Holding — Debevoise, J.
- The U.S. District Court for the District of New Jersey affirmed the judgment of the bankruptcy court, ruling in favor of Teachers Insurance and Annuity Association.
Rule
- Rents subject to a security interest are not considered cash collateral in bankruptcy if the debtor has no legal or possessory interest in them at the time of filing.
Reasoning
- The U.S. District Court reasoned that Glen did not adequately preserve the judicial estoppel argument in the bankruptcy court, as it was only mentioned briefly during oral argument.
- Regarding the cash collateral issue, the court found that Glen had no legal or possessory interest in the rents at the time of the bankruptcy petition.
- The court highlighted that the assignments explicitly transferred rights to the rents to Teachers upon default, thereby negating Glen's claim to those rents as cash collateral.
- The court also noted that public policy considerations in Chapter 11 do not override the established rights of the mortgagee.
- Furthermore, the court found that the language of the assignments indicated an absolute assignment of rents, leading to the conclusion that Glen's interest was contingent upon paying off the underlying debt, which had not occurred.
- The appointment of a rent receiver further solidified Teachers' rights to the rents, confirming that Glen had no present interest in them at the time of filing.
Deep Dive: How the Court Reached Its Decision
Judicial Estoppel
The court found that Glen Properties did not adequately preserve the argument of judicial estoppel during the bankruptcy proceedings. Judicial estoppel is a legal doctrine that prevents a party from taking a position in one legal proceeding that contradicts a position taken in a previous proceeding. In this case, Glen attempted to argue that Teachers had taken inconsistent positions regarding its rights to the rents, but the court noted that this argument was only briefly mentioned during oral argument and not thoroughly addressed in written submissions. The court held that merely referencing the doctrine without providing a detailed argument did not satisfy the requirement for preserving the issue for appellate review. Furthermore, there were no compelling circumstances that justified the court's intervention on this unpreserved issue, as no injustice would result from its omission. Therefore, the court concluded that it would be inappropriate to rule on the matter of judicial estoppel.

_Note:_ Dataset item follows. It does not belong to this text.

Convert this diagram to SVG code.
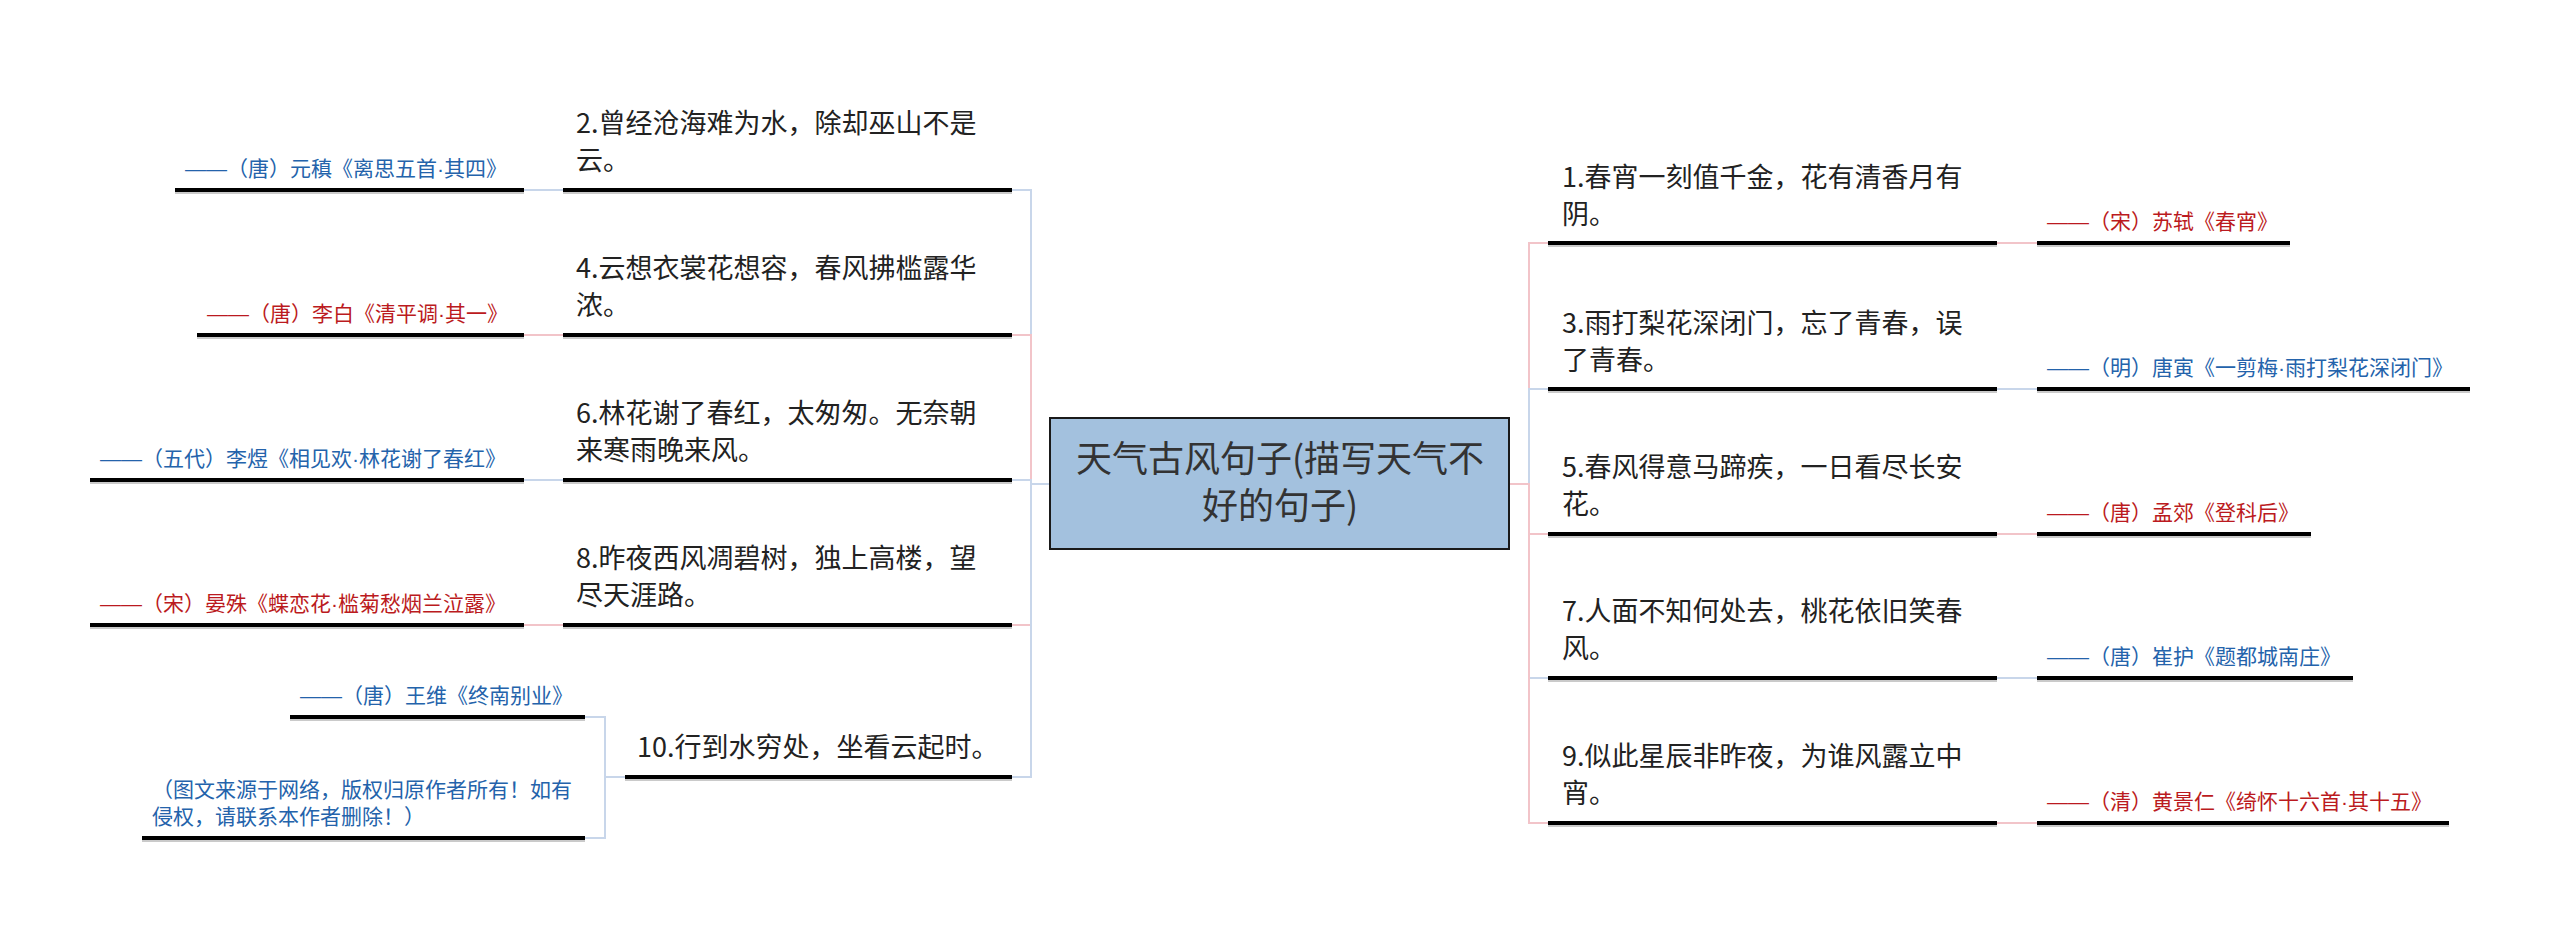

Cash Collateral Determination
The court next examined whether the rents generated by Glen's properties constituted cash collateral under the Bankruptcy Code. It ruled that the rents were not cash collateral because Glen had no legal or possessory interest in them at the time it filed for bankruptcy. The court emphasized that under the terms of the assignments, Teachers had been granted an absolute right to the rents upon Glen's default. Glen argued that its ability to use rental income was essential for its reorganization under Chapter 11, as it relied solely on those rents for income. However, the court pointed out that public policy considerations favoring debtor rehabilitation do not override the legitimate rights of a secured creditor. The court referred to a prior ruling in Commerce Bank v. Mountain View Village, Inc., which supported the conclusion that, under similar circumstances, rents were deemed the property of the mortgagee. Thus, the court affirmed the bankruptcy court's ruling that the rents were not available to Glen as cash collateral.
Ownership of Rents
The court also addressed the question of whether Teachers was the actual owner of the rents or merely held a security interest. It analyzed the language of the assignments, which clearly indicated that Glen had transferred its rights to the rents to Teachers. The assignment documents stated that Glen "for value received" sold, assigned, and transferred all leases and the right to collect rents to Teachers. The court found that this language constituted an absolute assignment of rents, negating Glen’s ownership claims. Glen argued that the assignments created a security interest rather than a transfer of ownership; however, the court disagreed, emphasizing that Glen's rights under the assignments were contingent on its compliance with the loan agreements. The appointment of a rent receiver further confirmed that Glen's right to collect rents had been terminated, reinforcing Teachers' position as the owner of the rents. Consequently, the court concluded that Glen had no present interest in the rents at the time of filing.
Implications of State Law
The court referenced the ruling in Butner v. U.S., which established that property rights in bankruptcy are determined by state law. In this case, the court examined the rights conferred by New Jersey law regarding the assignments and the respective interests of Glen and Teachers in the rents. It concluded that the language of the assignments was decisive in establishing Teachers' ownership of the rents. The court noted that while other New Jersey cases had found that similar assignments created a security interest, the language in Glen's assignments was distinct and unambiguous in transferring ownership. Furthermore, the court emphasized that Glen's only interest in the rents was contingent upon the payment of the underlying debt, which had not been satisfied. This analysis reinforced the finding that Glen's rights to the rents were not protected under the Bankruptcy Code as cash collateral.
Conclusion
Ultimately, the court affirmed the bankruptcy court's decision that ruled in favor of Teachers. The court upheld the findings that Glen had failed to preserve its judicial estoppel argument and that the rents were not cash collateral because Glen lacked an interest in them at the time of its bankruptcy filing. It highlighted the importance of the language in the assignments, which transferred ownership of the rents to Teachers upon default. The court reiterated that public policy considerations could not override the established rights of a secured creditor. Additionally, the court affirmed that the appointment of a rent receiver solidified Teachers' rights to the rents, thereby concluding that Glen's claims were without merit. Thus, the ruling reinforced the principle that secured creditors are entitled to their rights in bankruptcy proceedings as defined by state law.